6. The above view has been fortified by the Supreme Court in Vaibhav Goyal & Another Vs. Deputy Commissioner of Income Tax & Another [Civil Appeal No. 49 of 2022, decided on March 20, 2025] (SC). The relevant paragraphs are delineated below:

“8. In view of the declaration of law made by this Court, all the dues including the statutory dues owed to the Central Government, if not a part of the Resolution Plan, shall stand extinguished and no proceedings could be continued in respect of such dues for the period prior to the date on which the adjudicating authority grants its approval under Section 31 of the IB Code. In this case, the income tax dues of the CD for the assessment years 2012-13 and 2013-14 were not part of the approved Resolution Plan. Therefore, in view of sub-section (1) of Section 31, as interpreted by this Court in the above decision, the dues of the first respondent owed by the CD for the assessment years 2012-13 and 2013-14 stand extinguished.

12. Once the Resolution Plan is approved by the NCLT, no belated claim can be included therein that was not made earlier. If such demands are taken into consideration, the appellants will not be in a position to recommence the business of the CD on a clean slate. On this aspect, we may note what is held in paragraph 107 of the decision of this Court in the case of Committee of Creditors of Essar Steel India Ltd. [Civil Appeal No. 49 of 2022]. Paragraph 107 reads thus:

“107. For the same reason, the impugned NCLAT judgment [Standard Chartered Bank v. Satish Kumar Gupta, 2019 SCC OnLine NCLAT 388] in holding that claims that may exist apart from those decided on merits by the resolution professional and by the Adjudicating Authority/Appellate Tribunal can now be decided by an appropriate forum in terms of Section 60(6) of the Code, also militates against the rationale of Section 31 of the Code. A successful resolution applicant cannot suddenly be faced with “undecided” claims after the resolution plan submitted by him has been accepted as this would amount to a hydra head popping up which would throw into uncertainty amounts payable by a prospective resolution applicant who would successfully take over the business of the corporate debtor. All claims must be submitted to and decided by the resolution professional so that a prospective resolution applicant knows exactly what has to be paid in order that it may then take over and run the business of the corporate debtor. This the successful resolution applicant does on a fresh slate, as has been pointed out by us hereinabove. For these reasons, NCLAT judgment must also be set aside on this count.”

(emphasis added)

13. The additional demands made by the first respondent in respect of the assessment years 2012-13 and 2013-14 will operate as roadblocks in implementing the approved Resolution Plan, and appellants will not be able to restart the operations of the CD on a clean slate.
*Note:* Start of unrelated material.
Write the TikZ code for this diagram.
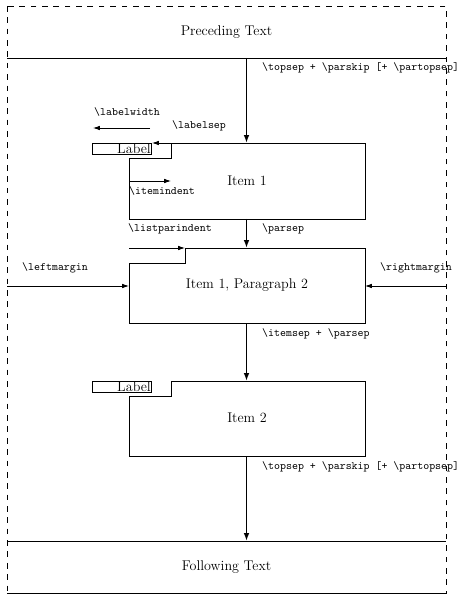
\documentclass[tikz,border=0pt]{standalone}
\usetikzlibrary{arrows.meta}
\begin{document}
\begin{tikzpicture}[x=0.88pt,y=-0.88pt,
  box/.style={line width=0.8pt},
  flow/.style={line width=1.3pt,-{Latex[length=7pt,width=5pt]}},
  dimarrow/.style={line width=0.7pt,-{Latex[length=6pt,width=4pt]}},
  tt/.style={font=\ttfamily\fontsize{10}{12}\selectfont, inner sep=0pt, anchor=west},
  rm/.style={font=\fontsize{12.4}{14}\selectfont, inner sep=0pt}]
\useasboundingbox (0,0) rectangle (474,602);
% outer frame
\draw[dash pattern=on 5pt off 5pt, line width=0.75pt] (7,6) rectangle (446,593);
\draw[box] (7,58) -- (446,58);
\draw[box] (7,541) -- (446,541);
\draw[box] (7,593) -- (446,593);
\node[rm] (prec) at (226.5,32) {Preceding Text};
\node[rm] (foll) at (226.5,567) {Following Text};
% coordinates
\coordinate (pb) at (246.5,58);
\coordinate (i1t) at (246.5,143);
\coordinate (i1b) at (246.5,219);
\coordinate (i2t) at (246.5,248);
\coordinate (i2b) at (246.5,323);
\coordinate (i3t) at (246.5,381);
\coordinate (i3b) at (246.5,456);
\coordinate (ft) at (246.5,541);
% item 1
\draw[box] (171,143) -- (365,143) -- (365,219) -- (129,219) -- (129,158) -- (171,158) -- cycle;
\draw[line width=0.8pt] (92,143) rectangle (151,154);
\node[rm, anchor=east] (lab1) at (151,148.5) {Label};
\node[rm] (item1) at (247,181) {Item 1};
% item 1 paragraph 2
\draw[box] (185,248) -- (365,248) -- (365,323) -- (129,323) -- (129,263) -- (185,263) -- cycle;
\node[rm] (item1p2) at (247,285) {Item 1, Paragraph 2};
% item 2
\draw[box] (171,381) -- (365,381) -- (365,456) -- (129,456) -- (129,396) -- (171,396) -- cycle;
\draw[line width=0.8pt] (92,381) rectangle (151,392);
\node[rm, anchor=east] (lab2) at (151,386.5) {Label};
\node[rm] (item2) at (247,418) {Item 2};
% main flow
\draw[flow] (pb) -- (i1t);
\draw[flow] (i1b) -- (i2t);
\draw[flow] (i2b) -- (i3t);
\draw[flow] (i3b) -- (ft);
% dimension arrows
\coordinate (lwa) at (150,128); \coordinate (lwb) at (93,128);
\coordinate (lsa) at (171,143); \coordinate (lsb) at (152,143);
\coordinate (iia) at (129,181); \coordinate (iib) at (171,181);
\coordinate (lpa) at (129,248); \coordinate (lpb) at (185,248);
\coordinate (lma) at (7,286);   \coordinate (lmb) at (129,286);
\coordinate (rma) at (446,286); \coordinate (rmb) at (365,286);
\draw[dimarrow] (lwa) -- (lwb);
\draw[dimarrow] (lsa) -- (lsb);
\draw[dimarrow] (iia) -- (iib);
\draw[dimarrow] (lpa) -- (lpb);
\draw[dimarrow] (lma) -- (lmb);
\draw[dimarrow] (rma) -- (rmb);
% labels
\node[tt] (t1) at (262,68) {\textbackslash topsep + \textbackslash parskip [+ \textbackslash partopsep]};
\node[tt] (t2) at (94,112) {\textbackslash labelwidth};
\node[tt] (t3) at (172,126) {\textbackslash labelsep};
\node[tt] (t4) at (129,191) {\textbackslash itemindent};
\node[tt] (t5) at (128,229) {\textbackslash listparindent};
\node[tt] (t6) at (262,229) {\textbackslash parsep};
\node[tt] (t7) at (22,268) {\textbackslash leftmargin};
\node[tt] (t8) at (380,268) {\textbackslash rightmargin};
\node[tt] (t9) at (262,334) {\textbackslash itemsep + \textbackslash parsep};
\node[tt] (t10) at (262,467) {\textbackslash topsep + \textbackslash parskip [+ \textbackslash partopsep]};
\end{tikzpicture}
\end{document}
14. We, therefore, hold that the demands raised by the first respondent against the CD in respect of assessment years 2012-13 and 2013-14 are invalid and cannot be enforced. We set aside the impugned orders of NCLT and NCLAT and allow the appeal accordingly.”

7. In view of the above law laid down by the Supreme Court, we are of the view that the principle is crystal clear that once Resolution Plan has been approved by the NCLT, all other creditors are barred from raising their claims subsequently, as the same would disrupt the entire resolution process. The Supreme Court has categorically held the same as indicated above.
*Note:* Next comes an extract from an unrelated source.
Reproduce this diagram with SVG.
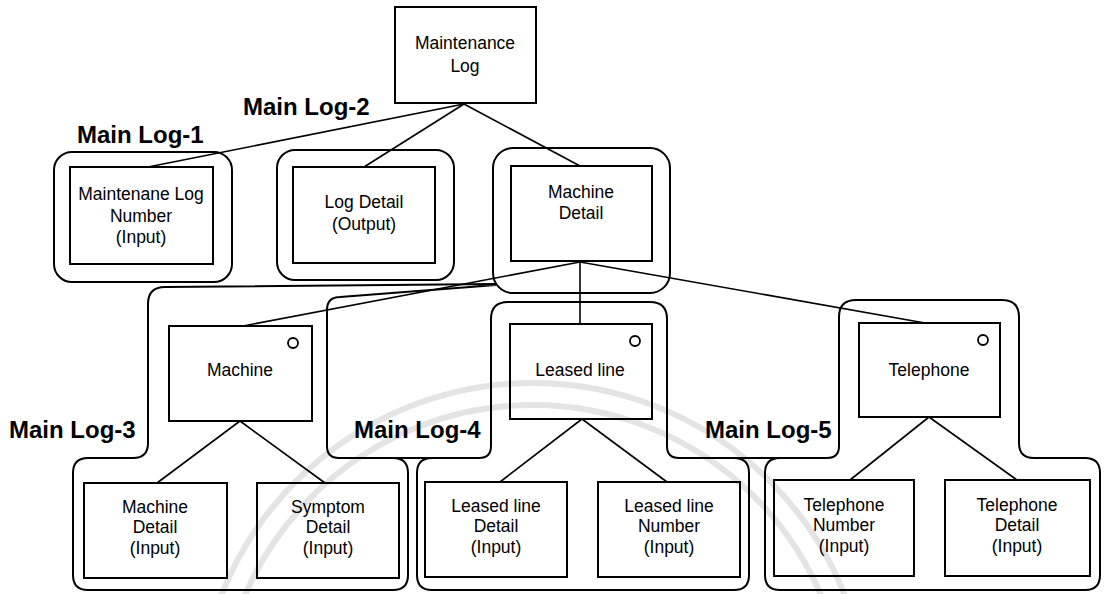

8. In light of the same, we find no reason to keep this matter pending, and accordingly, the impugned Orders dated December 15, 2022 passed under Sections 28(2)(ii) of the U.P. Vat Act, 2008, Sections 9(4) and 12(3) of U.P. Tax on Entry of Goods Act, 2007, respectively as well as demand notice dated February 8, 2023 passed by respondent No.3 against the petitioner relating to financial year 2012-2013, are quashed.

9. The writ petition is accordingly allowed.